More Stuff Bennington Hates (Part II)

6. Lawn Care - My mother used to say, "Life sucks, then you die." Actually, she still does. I think about lawn care similarly. "You have a nice green lawn, then you die." But, it's much more complicated.

Yeah, I'm a tree hugger. I'm an environmentalist insofar as altering a natural setting with noxious chemicals solely because "it looks green" (not necessarily better) seems idiotic, wasteful, and selfish as fuck. All so your grass can be awarded "yard of the month" in your dumbass neighborhood.

Let me break it down for: chemical on the lawn, rain on the lawn, chemical in the river, chemical in the ocean/sea, chemical in the fish, chemical back in you. Plus, you really shouldn't be rolling on, playing in, or touching a lawn that has been sprayed with such pesticides. And, you really shouldn't allow a pet or child to be anywhere near the grass!

A cost savings idea for someone who loves a green lawn: pay for a round of golf, take along your digital camera, snap as many photos of the fairways and greens as you like, develop your favorite, let's say, 30 photos from the day, and then get out the scotch tape, with photos in hand, and affix them to your windows. Tadah! You now have the opportunity to always, each and everytime you look from your windows while watching re-runs of Quantum Leap, see a green, happy, toxic lawn outside.
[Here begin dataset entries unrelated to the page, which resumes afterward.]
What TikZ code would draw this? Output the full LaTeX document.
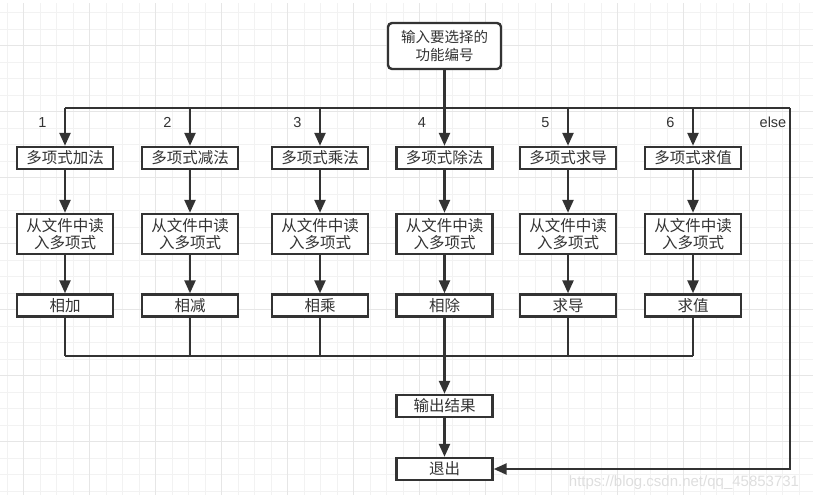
\documentclass[tikz,border=0pt]{standalone}
\usepackage{fontspec}
\setmainfont{Liberation Sans}
\newfontfamily\cjk{Noto Sans CJK SC}
\usetikzlibrary{arrows.meta}
\definecolor{ink}{HTML}{333333}
\definecolor{gridminor}{HTML}{F2F2F2}
\definecolor{gridmajor}{HTML}{E6E6E6}

\begin{document}
\begin{tikzpicture}[x=1pt,y=-1pt,>={Triangle[length=13pt,width=11pt]},
    box/.style={draw=ink,line width=2.4pt,fill=white,text=ink,minimum width=96pt,minimum height=22pt,inner sep=0pt,align=center,font=\cjk\fontsize{15.5}{17.5}\selectfont},
    line/.style={draw=ink,line width=2.4pt},
    lbl/.style={text=ink,inner sep=0pt,font=\fontsize{14.5}{16}\selectfont}]

    \useasboundingbox (0,0) rectangle (813,501);

    % 背景网格
    \foreach \k in {0,...,48} {
            \draw[gridminor,line width=0.8pt] (7.3+16.5*\k,3) -- (7.3+16.5*\k,495);
        }
    \foreach \k in {0,...,29} {
            \draw[gridminor,line width=0.8pt] (0,12.7+16.5*\k) -- (813,12.7+16.5*\k);
        }
    \foreach \k in {1,5,...,45} {
            \draw[gridmajor,line width=0.8pt] (7.3+16.5*\k,3) -- (7.3+16.5*\k,495);
        }
    \foreach \k in {2,6,...,26} {
            \draw[gridmajor,line width=0.8pt] (0,12.7+16.5*\k) -- (813,12.7+16.5*\k);
        }

    % 开始
    \node[box,rounded corners=4pt,minimum width=113pt,minimum height=46pt,font=\cjk\fontsize{14.5}{18}\selectfont] (input) at (444.5,46) {输入要选择的\\功能编号};

    \coordinate (busL) at (65,108);
    \coordinate (busR) at (790,108);
    \coordinate (join) at (444.5,356);

    % 六个功能分支
    \foreach \i/\x/\name/\op in {1/65/加法/相加,2/190/减法/相减,3/320/乘法/相乘,4/444.5/除法/相除,5/568/求导/求导,6/693/求值/求值} {
            \node[box] (f\i) at (\x,158) {多项式\name};
            \node[box,minimum height=40pt] (r\i) at (\x,234) {从文件中读\\入多项式};
            \node[box] (c\i) at (\x,305.5) {\op};
            \node[lbl] (n\i) at (\x-22.5,122.5) {\i};
            \draw[line,->] (f\i |- busL) -- (f\i);
            \draw[line,->] (f\i) -- (r\i);
            \draw[line,->] (r\i) -- (c\i);
            \draw[line] (c\i) -- (c\i |- join);
        }
    \node[lbl] (nelse) at (773,122.5) {else};

    % 输出与退出
    \node[box] (output) at (444.5,406) {输出结果};
    \node[box] (exit) at (444.5,469) {退出};

    \draw[line] (busL) -- (busR);
    \draw[line] (input) -- (input |- busL);
    \draw[line] (c1 |- join) -- (c6 |- join);
    \draw[line,->] (join) -- (output);
    \draw[line,->] (output) -- (exit);
    \draw[line,->] (busR) |- (exit);

    % 水印
    \node[text=black!13,inner sep=0pt,font=\fontsize{15}{16}\selectfont] (mark) at (684,483) {https://blog.csdn.net/qq\_45853731};

\end{tikzpicture}
\end{document}
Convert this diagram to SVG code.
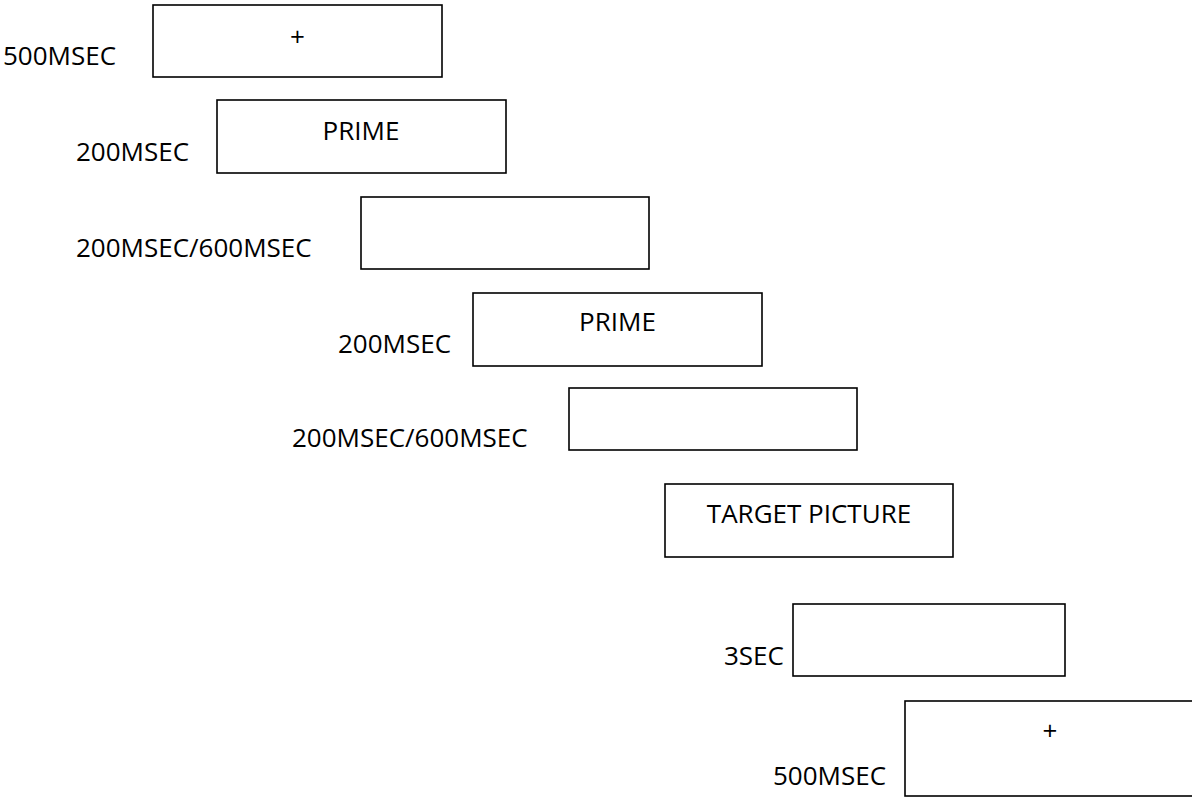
<svg xmlns="http://www.w3.org/2000/svg" width="1192" height="797" viewBox="0 0 1192 797">
<style>
.box{fill:#fff;stroke:#000;stroke-width:1.6}
text{font-family:"Open Sans","Liberation Sans",sans-serif;font-size:26px;fill:#000}
.c{text-anchor:middle}
</style>
<rect width="1192" height="797" fill="#fff"/>
<g id="step1">
<rect class="box" x="153" y="5" width="289" height="72"/>
<text class="c" x="297.5" y="46">+</text>
<text x="3" y="65">500MSEC</text>
</g>
<g id="step2">
<rect class="box" x="217" y="100" width="289" height="73"/>
<text class="c" x="361" y="140">PRIME</text>
<text x="76" y="161">200MSEC</text>
</g>
<g id="step3">
<rect class="box" x="361" y="197" width="288" height="72"/>
<text x="76" y="257">200MSEC/600MSEC</text>
</g>
<g id="step4">
<rect class="box" x="473" y="293" width="289" height="73"/>
<text class="c" x="617.5" y="331">PRIME</text>
<text x="338" y="353">200MSEC</text>
</g>
<g id="step5">
<rect class="box" x="569" y="388" width="288" height="62"/>
<text x="292" y="447">200MSEC/600MSEC</text>
</g>
<g id="step6">
<rect class="box" x="665" y="484" width="288" height="73"/>
<text class="c" x="809" y="523">TARGET PICTURE</text>
</g>
<g id="step7">
<rect class="box" x="793" y="604" width="272" height="72"/>
<text x="724" y="665">3SEC</text>
</g>
<g id="step8">
<rect class="box" x="905" y="701" width="289" height="95"/>
<text class="c" x="1050" y="740">+</text>
<text x="773" y="785">500MSEC</text>
</g>
<g id="connectors"></g>
</svg>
And, the next time you eat fish you won't have to worry about neurotoxins. Oh, and, maybe you'll do your part to reduce the nearly 80 million pounds of pesticides used on U.S. lawns each year ( And, you'll be rewarded with eternal life.

For more ideas:

7. Glenn Beck - Put Sean Hannity, Bill O'Reilly, and Gary Busey in a blender and remove 97% of the personality and you've got Glenn Beck. You should read this guy's column or watch his show. He's guaranteed to make you gag, or you'll get a dollar off your next case of Coors Light.

And, he's now on Fox News! When are those hacks going to give Ann Coulter her own show? Am I right, Ann?

8. Drafts - You remember rough drafts from your 9th grade English class? They sucked. Now all of my email programs are equipped with a draft section. And, I still hate it. Who's slaved over an email for hours, and saved it as a rough draft, only to months later realize you hit "save as draft," not "send?" I do it weekly.

"What the shit? I could have sworn I sent that hate mail to Glenn Beck."

9. Acne - I guess everybody goes through an awkward acne-riddled stage, but that doesn't make it any easier. While you're going through it you just want it to be over, and then when you grower older and feel you've logged enough time, and are even now wearing scares to prove it, there it comes again to rear its ugly head. Plus, all the synonyms for the word grate on my ears. I don't care to hear the word pimples or zits, much less have them.

10. Top Ten Lists - They always suck. Number seven is always the best, and when you get to number one you feel cheated. The worst part is each time you hear about a top ten list you forget about the years of experience you've had with less-than-stellar lists and instead slide back into this child-like mentality awaiting hilarity only to leave confused and jaded.

1 comment:

  1. i just got another coupon from Chem Lawn, do you want that one too.